It is likely HM Revenue and Customs will not support Dundee FC administrator Bryan Jackson’s bid to achieve a creditors’ voluntary arrangement.
Jackson will meet creditors of the Dark Blues on Friday night and hopes to be able to begin the process of setting up a CVA, which would see the first division club pay a nominal fee in the pound to those to whom they owed money when they entered administration in October.
He needs creditors holding a 50% share of the outstanding debt to agree to kick-start the process.
It was expected that would go ahead unopposed, but HMRC’s position now means other creditors believed to include former benefactor Calum Melville and ex-chairman Bob Brannan must be drafted in to make it happen.

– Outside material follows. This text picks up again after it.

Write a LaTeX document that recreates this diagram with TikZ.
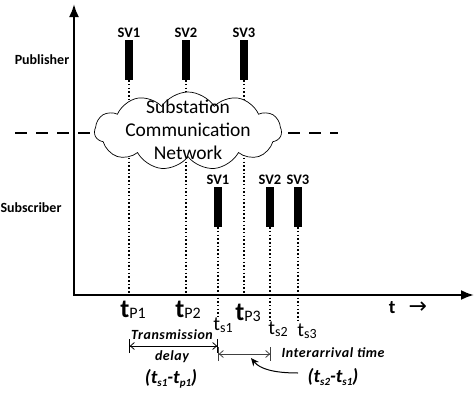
\documentclass[tikz,border=0pt]{standalone}
\usepackage{fontspec}
\setmainfont{Carlito}
\newfontfamily\djv{DejaVu Sans}
\usetikzlibrary{shapes.symbols,arrows.meta}
\newcommand{\tbig}[1]{{\fontsize{26}{26}\selectfont\bfseries t}\raisebox{-1pt}{\fontsize{16}{16}\selectfont P#1}}
\newcommand{\tsml}[1]{{\fontsize{20}{20}\selectfont t}\raisebox{-2pt}{\fontsize{14}{14}\selectfont s#1}}
\newcommand{\sbs}[1]{\raisebox{-2.5pt}{\fontsize{11}{11}\selectfont #1}}
\begin{document}
\begin{tikzpicture}[x=1pt,y=-1pt,
  axis/.style={line width=2.2pt,{Latex[length=13pt,width=10pt]}-{Latex[length=13pt,width=10pt]}},
  sbar/.style={fill=black,draw=none,minimum width=7.5pt,minimum height=40pt,inner sep=0pt},
  svlab/.style={font=\fontsize{14.5}{14.5}\selectfont\bfseries,inner sep=0pt,anchor=base},
  rolelab/.style={font=\fontsize{14}{14}\selectfont\bfseries,inner sep=0pt},
  dotln/.style={line width=1.2pt,dash pattern=on 1.5pt off 2.2pt},
  dashln/.style={line width=2pt,dash pattern=on 12pt off 9pt},
  tlab/.style={inner sep=0pt,anchor=base},
  note/.style={inner sep=0pt,font=\fontsize{14}{15}\selectfont\bfseries\itshape\addfontfeatures{LetterSpace=4},align=center},
  formula/.style={inner sep=0pt,font=\fontsize{19}{19}\selectfont\bfseries\itshape},
  dim/.style={line width=0.8pt,{Bar[width=14pt]Straight Barb[length=4pt,width=7pt]}-{Straight Barb[length=4pt,width=7pt]Bar[width=14pt]}},
  netcloud/.style={cloud,draw,fill=white,line width=0.7pt,cloud puffs=11,cloud puff arc=115,minimum width=187pt,minimum height=78pt,inner sep=0pt}
]
\useasboundingbox (0,0) rectangle (474,407);

% axes
\coordinate (O) at (74,295);
\coordinate (ytop) at (74,4);
\coordinate (xend) at (474,295);
\draw[axis] (ytop) -- (O) -- (xend);

% role labels
\node[rolelab] (pub) at (42,60) {Publisher};
\node[rolelab] (sub) at (31,208) {Subscriber};

% publisher bars
\node[sbar] (p1) at (129,60) {};
\node[sbar] (p2) at (186,60) {};
\node[sbar] (p3) at (244,60) {};
\node[svlab] (p1l) at (129,37) {SV1};
\node[svlab] (p2l) at (186,37) {SV2};
\node[svlab] (p3l) at (244,37) {SV3};

% subscriber bars
\node[sbar] (s1) at (218,207) {};
\node[sbar] (s2) at (270,207) {};
\node[sbar] (s3) at (298,207) {};
\node[svlab] (s1l) at (218,184) {SV1};
\node[svlab] (s2l) at (270,184) {SV2};
\node[svlab] (s3l) at (298,184) {SV3};

% dotted drop lines
\coordinate (s1e) at (218,317);
\coordinate (s2e) at (270,322);
\coordinate (s3e) at (298,322);
\draw[dotln] (p1.south) -- (p1.south |- O);
\draw[dotln] (p2.south) -- (p2.south |- O);
\draw[dotln] (p3.south) -- (p3.south |- O);
\draw[dotln] (s1.south) -- (s1e);
\draw[dotln] (s2.south) -- (s2e);
\draw[dotln] (s3.south) -- (s3e);

% dashed separator
\coordinate (dl) at (15,133);
\coordinate (dr) at (338,133);
\draw[dashln] (dl) -- (dr);

% cloud
\node[netcloud] (net) at (188,131) {};
\node[inner sep=0pt,align=center,font=\fontsize{19.5}{23}\selectfont] (nettext) at (188,130) {Substation\\Communication\\Network};

% time labels
\node[tlab] (tp1) at (133,317) {\tbig{1}};
\node[tlab] (tp2) at (188,317) {\tbig{2}};
\node[tlab] (tp3) at (248,320) {\tbig{3}};
\node[tlab] (ts1) at (223,330) {\tsml{1}};
\node[tlab] (ts2) at (278,334) {\tsml{2}};
\node[tlab] (ts3) at (307,336) {\tsml{3}};
\node[tlab] (tax) at (408,313) {{\fontsize{19}{19}\selectfont\bfseries t}\hspace{13pt}{\djv\fontsize{22}{22}\selectfont →}};

% transmission delay
\coordinate (tdL) at (129,346);
\coordinate (tdR) at (218,346);
\draw[dim] (tdL) -- (tdR);
\node[note] (tdtop) at (172,335) {Transmission};
\node[note] (tdbot) at (172,357) {delay};
\node[formula] (tdf) at (171,379) {(t\sbs{s1}-t\sbs{p1})};

% interarrival
\coordinate (iaL) at (218,354);
\coordinate (iaR) at (271,354);
\draw[dim,draw=black!75] (iaL) -- (iaR);
\node[note] (iat) at (333,353) {Interarrival time};
\node[formula] (iaf) at (333,377) {(t\sbs{s2}-t\sbs{s1})};
\coordinate (cs) at (298,373);
\coordinate (ce) at (251,358);
\draw[line width=1pt,-{Stealth[length=8pt,width=7pt]}] (cs) .. controls (274,373) and (260,369) .. (ce);
\end{tikzpicture}
\end{document}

Dundee had hoped that HMRC, whose claim against the club amounts to just under 25% of the approximate £2m debt, would support the procedure, but it is understood the government department has asked for more information.
The details they have requested are so complex the club are unable to provide them ahead of Friday’s creditors’ meeting.
The next step, on January 28, is a meeting of creditors where a 75% majority will be needed to pass the CVA in order for Dundee to emerge from administration.
Unless HMRC have a change of mind, the arithmetic will be tight and small creditors could hold the balance of power.
Jackson, who will be contacting the creditors in a bid to shore up support ahead of the next scheduled meeting at the end of the month, said, “We have a scheduled meeting on Friday where we need 50% of creditors’ proxies to begin the process of entering into a CVA.”